Lender Type Typical APR Range Approval Speed Relationship Factor Best For
Banks Competitive Moderate (1-3 days) High (potential discounts) Good credit, existing customers
Credit Unions Often Lowest Moderate (1-3 days) Very High (member-focused) Rate-shoppers, community-focused
Online Lenders Very Competitive Fast (minutes to hours) Low (digital-first) Convenience, speed, wide credit range
Dealerships Variable (risk of markup) Fast (on the spot) Transactional Convenience, manufacturer deals

Secrets to Choosing the Right Car Loan Lender for You

After decades of analyzing complex topics and a few car purchases of my own, I’ve learned that a few key strategies can save you a ton of money and stress. These are my non-negotiables.

  • Always Get Pre-Approved First: I can’t stress this enough. Walk into the dealership with a pre-approved loan offer from a bank, credit union, or online lender. This makes you a “cash buyer” in their eyes and gives you immense negotiating power. You can then ask them to beat your pre-approved rate.
  • Compare the APR, Not the Monthly Payment: A common sales tactic is to focus on getting you a low monthly payment by extending the loan term. A lower payment over 72 or 84 months might seem great, but you’ll pay significantly more in total interest. Always compare loans using the APR (Annual Percentage Rate), which is the true cost of borrowing.
  • My Big Mistake: Ignoring My Credit Report: Early on, I applied for a loan without checking my credit report first. I was surprised to find an error that was dragging my score down. It resulted in a higher interest rate. Always check your credit report for free weeks before you start shopping and dispute any inaccuracies.
  • Read the Fine Print for Prepayment Penalties: Ensure your loan does not have a prepayment penalty. This allows you to pay off the loan early or make extra payments to save on interest without being charged a fee. Most auto loans don’t have them, but it’s always worth confirming.
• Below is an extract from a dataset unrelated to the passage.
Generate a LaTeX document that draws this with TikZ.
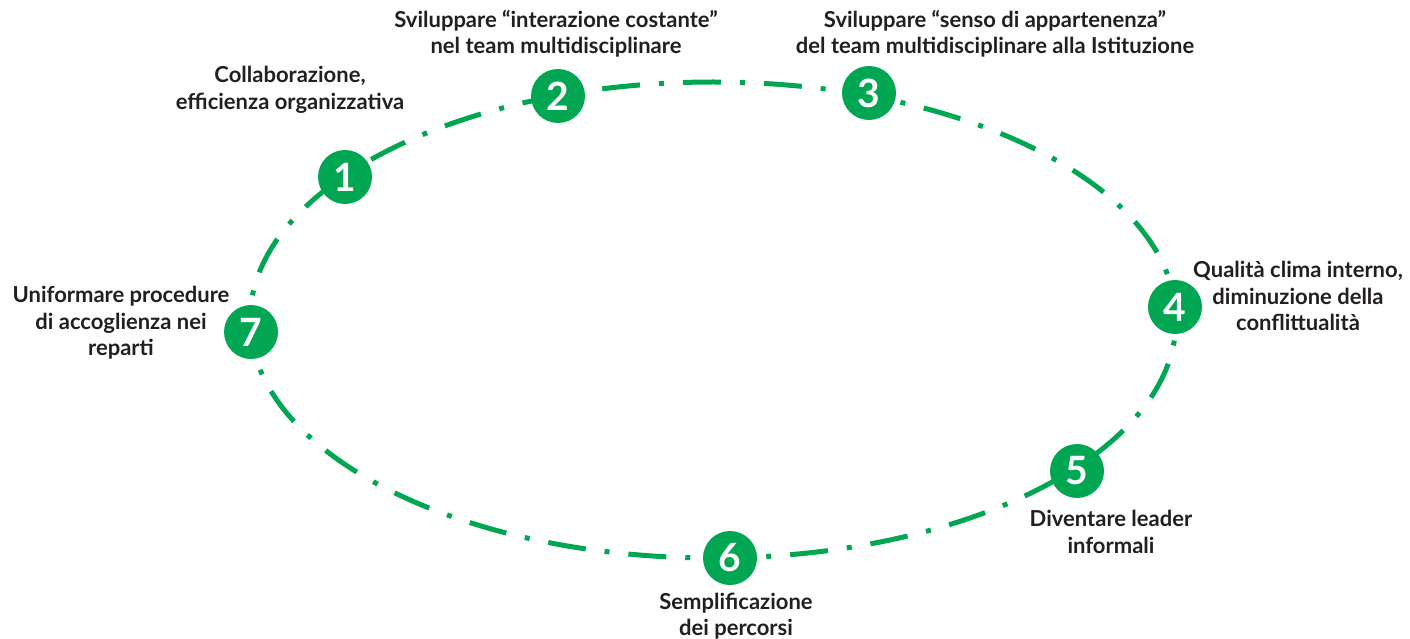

Frequently Asked Questions

Should I get pre-approved before visiting a dealership?

Absolutely, yes. A pre-approval from an outside lender is your single most powerful negotiation tool. It sets a ceiling on the interest rate the dealership can offer and prevents you from getting locked into an unfavorable deal out of convenience.

How much does my credit score affect my car loan options?

Your credit score is one of the most significant factors. A higher score (typically 720 and above) demonstrates to lenders that you are a low-risk borrower, which qualifies you for the best interest rates and terms. A lower score may lead to higher rates or difficulty getting approved.

Can I get a car loan with bad credit?

Yes, it is possible. Online lenders and some credit unions often specialize in working with borrowers who have less-than-perfect credit. However, you should expect to pay a significantly higher interest rate to offset the lender’s risk.

What’s the difference between a direct and indirect loan?

A direct loan is one you get directly from a financial institution like a bank, credit union, or online lender. An indirect loan is one arranged by a third party, which in the car world is almost always the car dealership. Your pre-approval is a direct loan; the financing they offer on-site is an indirect loan.